STATED GOAL -> Filter the entries below, keeping only lines with the word "this".

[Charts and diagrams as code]
================
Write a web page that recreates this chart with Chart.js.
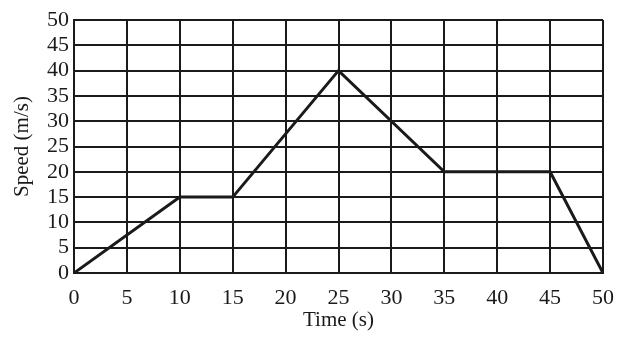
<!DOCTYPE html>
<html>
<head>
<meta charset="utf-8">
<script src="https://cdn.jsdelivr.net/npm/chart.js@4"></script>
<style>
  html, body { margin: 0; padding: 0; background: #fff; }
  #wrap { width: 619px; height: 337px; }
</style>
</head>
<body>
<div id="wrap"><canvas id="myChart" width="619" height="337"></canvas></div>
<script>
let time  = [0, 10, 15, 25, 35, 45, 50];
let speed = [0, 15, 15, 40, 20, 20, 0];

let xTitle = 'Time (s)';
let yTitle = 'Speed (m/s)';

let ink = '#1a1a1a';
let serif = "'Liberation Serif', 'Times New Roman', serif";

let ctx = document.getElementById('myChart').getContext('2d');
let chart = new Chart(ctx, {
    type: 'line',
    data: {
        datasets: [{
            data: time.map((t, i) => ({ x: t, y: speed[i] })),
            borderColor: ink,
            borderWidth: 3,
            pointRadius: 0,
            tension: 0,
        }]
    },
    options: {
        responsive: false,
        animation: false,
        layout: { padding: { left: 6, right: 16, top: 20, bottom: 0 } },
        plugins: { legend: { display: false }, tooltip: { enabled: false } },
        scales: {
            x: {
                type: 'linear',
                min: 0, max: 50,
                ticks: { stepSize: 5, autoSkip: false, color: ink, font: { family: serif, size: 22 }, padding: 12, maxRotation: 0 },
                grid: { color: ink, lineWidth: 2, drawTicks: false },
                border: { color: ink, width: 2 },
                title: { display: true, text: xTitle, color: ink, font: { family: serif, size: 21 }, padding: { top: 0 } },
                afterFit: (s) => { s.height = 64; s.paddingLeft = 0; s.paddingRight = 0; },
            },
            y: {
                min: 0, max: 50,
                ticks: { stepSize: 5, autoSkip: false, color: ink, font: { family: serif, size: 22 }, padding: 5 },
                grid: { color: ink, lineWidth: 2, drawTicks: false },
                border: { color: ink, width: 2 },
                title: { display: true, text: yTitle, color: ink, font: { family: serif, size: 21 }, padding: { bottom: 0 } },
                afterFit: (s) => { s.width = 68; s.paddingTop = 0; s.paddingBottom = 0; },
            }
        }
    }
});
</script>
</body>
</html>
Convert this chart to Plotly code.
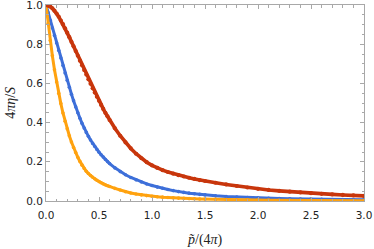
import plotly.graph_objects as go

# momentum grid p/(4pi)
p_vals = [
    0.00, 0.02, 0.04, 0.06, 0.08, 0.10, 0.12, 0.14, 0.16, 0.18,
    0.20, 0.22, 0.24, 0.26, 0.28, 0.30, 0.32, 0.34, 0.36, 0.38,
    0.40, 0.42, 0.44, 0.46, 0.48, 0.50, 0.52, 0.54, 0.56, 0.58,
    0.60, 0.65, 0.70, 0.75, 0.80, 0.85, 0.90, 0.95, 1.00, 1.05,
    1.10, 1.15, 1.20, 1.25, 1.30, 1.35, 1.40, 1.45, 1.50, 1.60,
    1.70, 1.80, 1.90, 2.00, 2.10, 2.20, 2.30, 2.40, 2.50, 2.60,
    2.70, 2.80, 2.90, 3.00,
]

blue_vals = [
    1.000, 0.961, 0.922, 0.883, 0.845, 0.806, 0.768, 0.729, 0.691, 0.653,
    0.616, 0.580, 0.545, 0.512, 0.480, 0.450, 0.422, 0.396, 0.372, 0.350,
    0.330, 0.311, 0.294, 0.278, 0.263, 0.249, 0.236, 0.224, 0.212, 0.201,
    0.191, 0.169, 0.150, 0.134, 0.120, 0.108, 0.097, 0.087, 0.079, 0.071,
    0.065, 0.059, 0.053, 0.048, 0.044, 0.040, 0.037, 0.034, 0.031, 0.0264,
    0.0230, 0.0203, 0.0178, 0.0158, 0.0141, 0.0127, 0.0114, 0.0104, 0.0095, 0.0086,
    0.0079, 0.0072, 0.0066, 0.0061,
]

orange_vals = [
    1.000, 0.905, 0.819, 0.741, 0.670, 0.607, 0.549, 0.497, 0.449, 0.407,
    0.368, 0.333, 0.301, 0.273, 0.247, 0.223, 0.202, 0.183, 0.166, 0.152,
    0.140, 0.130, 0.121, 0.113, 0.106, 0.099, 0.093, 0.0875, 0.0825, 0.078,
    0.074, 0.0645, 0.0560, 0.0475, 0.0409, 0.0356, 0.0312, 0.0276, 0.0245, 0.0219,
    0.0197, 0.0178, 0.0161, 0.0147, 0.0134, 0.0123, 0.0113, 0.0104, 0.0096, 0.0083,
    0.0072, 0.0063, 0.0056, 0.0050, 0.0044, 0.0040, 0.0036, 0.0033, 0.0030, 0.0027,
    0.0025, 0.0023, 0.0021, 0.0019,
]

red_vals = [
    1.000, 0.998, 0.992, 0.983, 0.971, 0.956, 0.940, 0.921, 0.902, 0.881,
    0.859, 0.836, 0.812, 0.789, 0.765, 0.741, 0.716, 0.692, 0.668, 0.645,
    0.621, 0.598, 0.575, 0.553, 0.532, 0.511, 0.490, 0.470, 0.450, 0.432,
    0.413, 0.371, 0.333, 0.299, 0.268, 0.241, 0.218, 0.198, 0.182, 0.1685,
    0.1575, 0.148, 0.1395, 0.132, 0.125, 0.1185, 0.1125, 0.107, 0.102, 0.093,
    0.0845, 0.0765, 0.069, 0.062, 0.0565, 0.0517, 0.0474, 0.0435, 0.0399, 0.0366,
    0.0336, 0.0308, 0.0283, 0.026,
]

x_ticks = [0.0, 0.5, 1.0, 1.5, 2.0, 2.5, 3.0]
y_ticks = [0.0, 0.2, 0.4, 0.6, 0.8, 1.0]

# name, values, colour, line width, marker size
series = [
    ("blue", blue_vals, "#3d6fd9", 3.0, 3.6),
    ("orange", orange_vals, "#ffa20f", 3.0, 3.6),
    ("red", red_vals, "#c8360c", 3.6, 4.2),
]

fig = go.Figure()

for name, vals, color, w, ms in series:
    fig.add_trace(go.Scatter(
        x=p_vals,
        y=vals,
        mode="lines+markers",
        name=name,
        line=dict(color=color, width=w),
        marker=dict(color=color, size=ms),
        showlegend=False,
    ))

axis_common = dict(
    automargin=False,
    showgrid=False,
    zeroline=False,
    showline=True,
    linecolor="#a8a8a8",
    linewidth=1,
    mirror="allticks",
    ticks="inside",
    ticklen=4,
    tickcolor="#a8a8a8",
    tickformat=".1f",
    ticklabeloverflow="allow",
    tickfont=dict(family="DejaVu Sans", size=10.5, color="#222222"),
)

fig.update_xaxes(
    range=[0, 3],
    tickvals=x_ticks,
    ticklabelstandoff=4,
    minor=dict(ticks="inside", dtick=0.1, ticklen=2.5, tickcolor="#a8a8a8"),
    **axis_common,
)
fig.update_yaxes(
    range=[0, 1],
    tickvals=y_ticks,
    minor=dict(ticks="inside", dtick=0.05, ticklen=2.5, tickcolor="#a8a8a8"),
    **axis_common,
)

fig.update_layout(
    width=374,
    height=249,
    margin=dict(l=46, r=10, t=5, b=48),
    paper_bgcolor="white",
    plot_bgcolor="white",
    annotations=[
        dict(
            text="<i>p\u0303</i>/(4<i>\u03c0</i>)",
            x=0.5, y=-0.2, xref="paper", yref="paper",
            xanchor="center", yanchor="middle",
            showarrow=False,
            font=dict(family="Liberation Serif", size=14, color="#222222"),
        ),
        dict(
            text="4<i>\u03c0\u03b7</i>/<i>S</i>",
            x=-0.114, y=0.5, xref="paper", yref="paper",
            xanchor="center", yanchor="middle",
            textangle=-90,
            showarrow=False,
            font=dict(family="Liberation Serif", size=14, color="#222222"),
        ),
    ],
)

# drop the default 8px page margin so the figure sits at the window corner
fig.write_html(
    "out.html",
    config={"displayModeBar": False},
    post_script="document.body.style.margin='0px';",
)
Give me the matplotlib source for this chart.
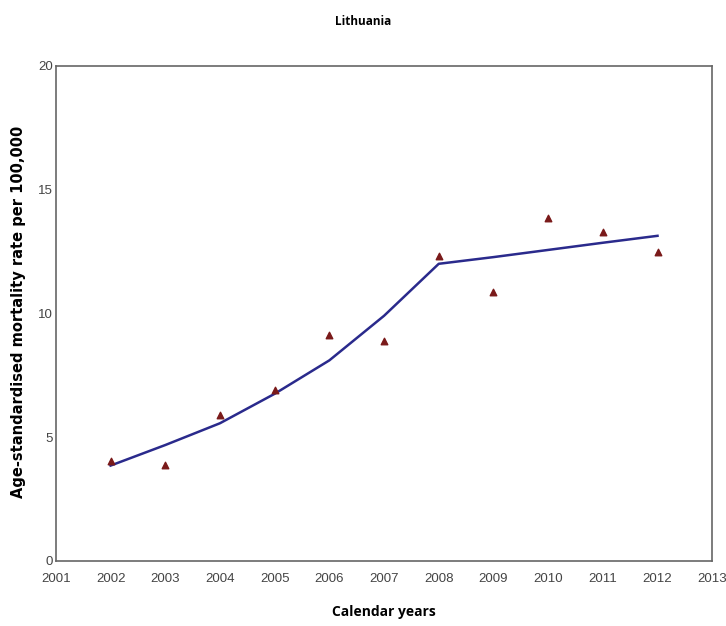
================
RESPONSE ->
Write a web page that recreates this chart with Chart.js.
Convert this chart to Plotly code.
Give me the matplotlib source for this chart.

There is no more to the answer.